## Supplied information
*****
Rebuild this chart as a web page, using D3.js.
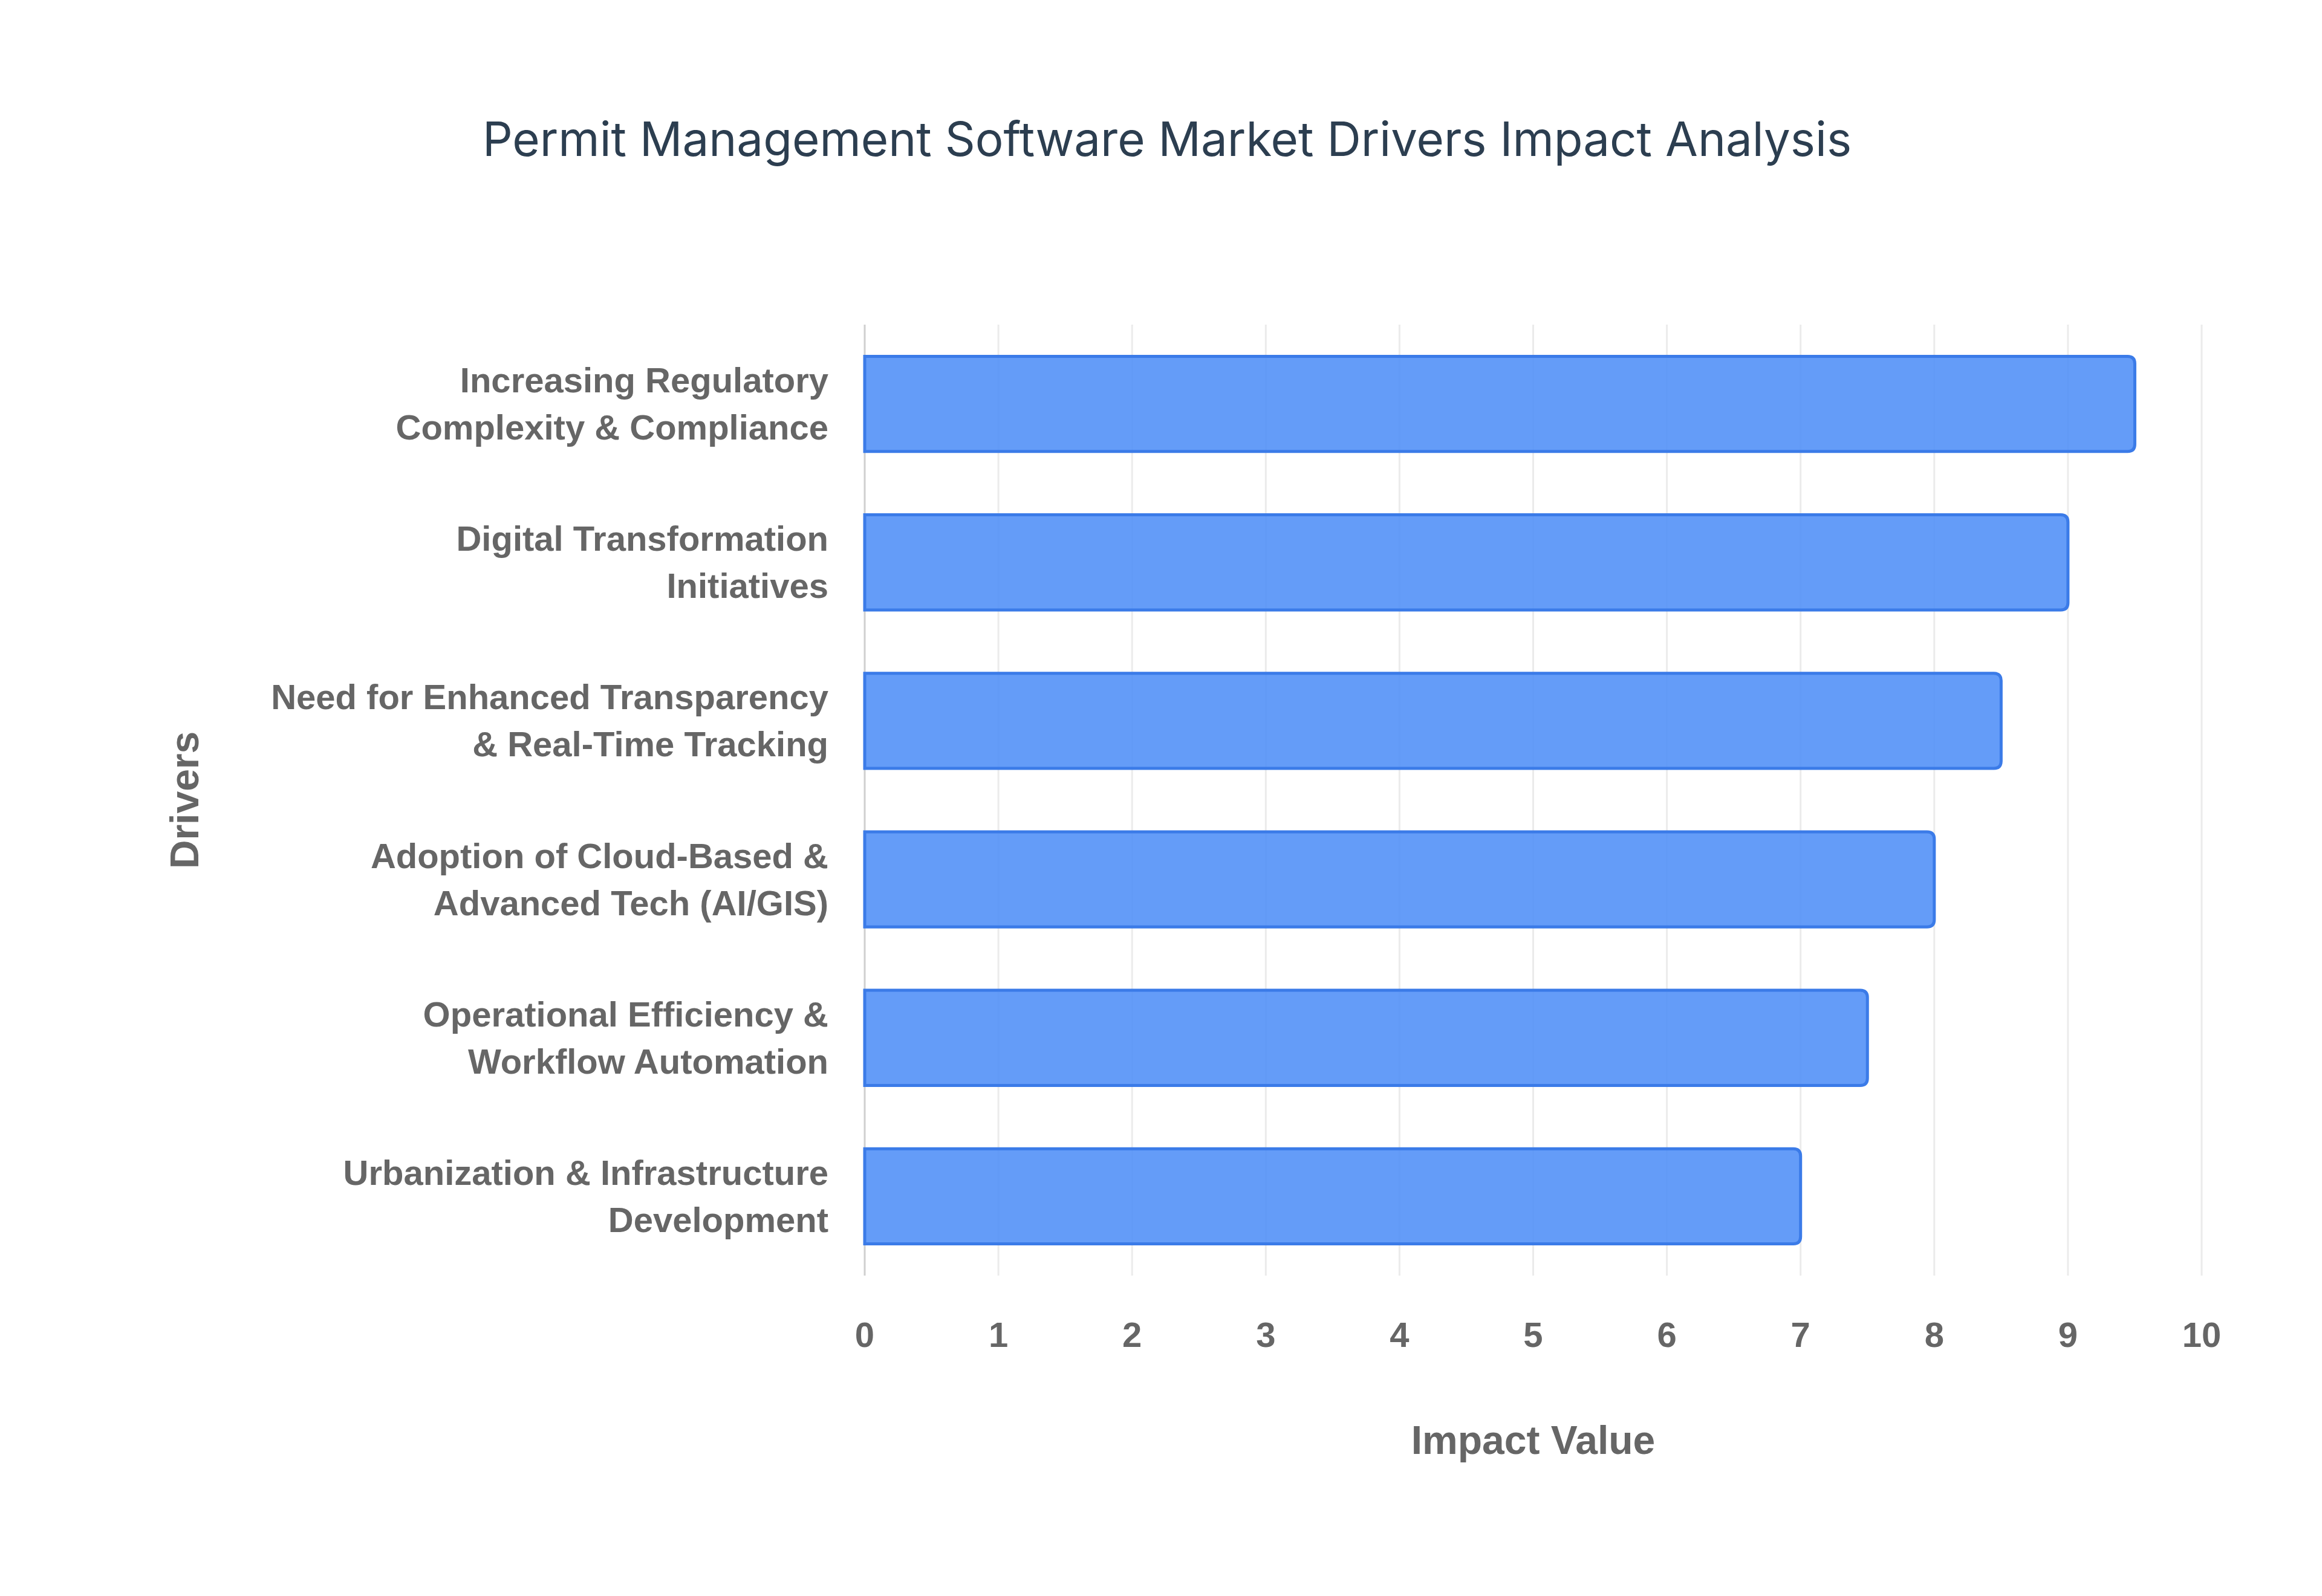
*****
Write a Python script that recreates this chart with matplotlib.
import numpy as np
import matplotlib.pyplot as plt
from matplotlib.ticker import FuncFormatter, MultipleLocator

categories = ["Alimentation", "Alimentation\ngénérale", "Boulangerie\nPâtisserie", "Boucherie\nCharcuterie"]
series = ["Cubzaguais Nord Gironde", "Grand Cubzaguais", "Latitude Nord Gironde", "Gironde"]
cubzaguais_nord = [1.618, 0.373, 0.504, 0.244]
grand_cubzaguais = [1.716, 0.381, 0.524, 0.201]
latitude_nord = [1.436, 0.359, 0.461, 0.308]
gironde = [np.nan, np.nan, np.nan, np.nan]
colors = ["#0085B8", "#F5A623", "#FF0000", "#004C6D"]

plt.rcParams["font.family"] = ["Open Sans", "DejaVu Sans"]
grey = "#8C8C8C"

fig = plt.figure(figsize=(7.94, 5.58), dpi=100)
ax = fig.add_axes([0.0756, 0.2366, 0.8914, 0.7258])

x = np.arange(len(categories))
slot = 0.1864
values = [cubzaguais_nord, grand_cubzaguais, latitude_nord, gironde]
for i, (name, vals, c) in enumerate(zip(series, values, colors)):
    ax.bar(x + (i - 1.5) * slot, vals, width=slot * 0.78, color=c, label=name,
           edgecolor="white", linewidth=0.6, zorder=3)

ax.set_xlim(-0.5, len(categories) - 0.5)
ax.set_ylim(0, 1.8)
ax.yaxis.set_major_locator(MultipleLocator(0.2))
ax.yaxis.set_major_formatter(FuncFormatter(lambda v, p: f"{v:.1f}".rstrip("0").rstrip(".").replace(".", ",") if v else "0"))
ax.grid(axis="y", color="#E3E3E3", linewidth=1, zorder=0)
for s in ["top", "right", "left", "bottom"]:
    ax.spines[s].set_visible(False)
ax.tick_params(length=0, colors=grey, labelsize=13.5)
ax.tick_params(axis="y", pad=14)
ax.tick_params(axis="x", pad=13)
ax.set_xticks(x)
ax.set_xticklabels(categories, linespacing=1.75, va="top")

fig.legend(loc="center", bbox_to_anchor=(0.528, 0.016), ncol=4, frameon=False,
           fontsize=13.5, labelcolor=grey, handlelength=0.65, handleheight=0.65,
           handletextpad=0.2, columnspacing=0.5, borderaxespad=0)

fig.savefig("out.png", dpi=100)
*****
Among the lines above, find the one with "Write a Python" and the one with "from matplotlib.ticker import". Quote both and everything between them, exactly.

Write a Python script that recreates this chart with matplotlib.
import numpy as np
import matplotlib.pyplot as plt
from matplotlib.ticker import FuncFormatter, MultipleLocator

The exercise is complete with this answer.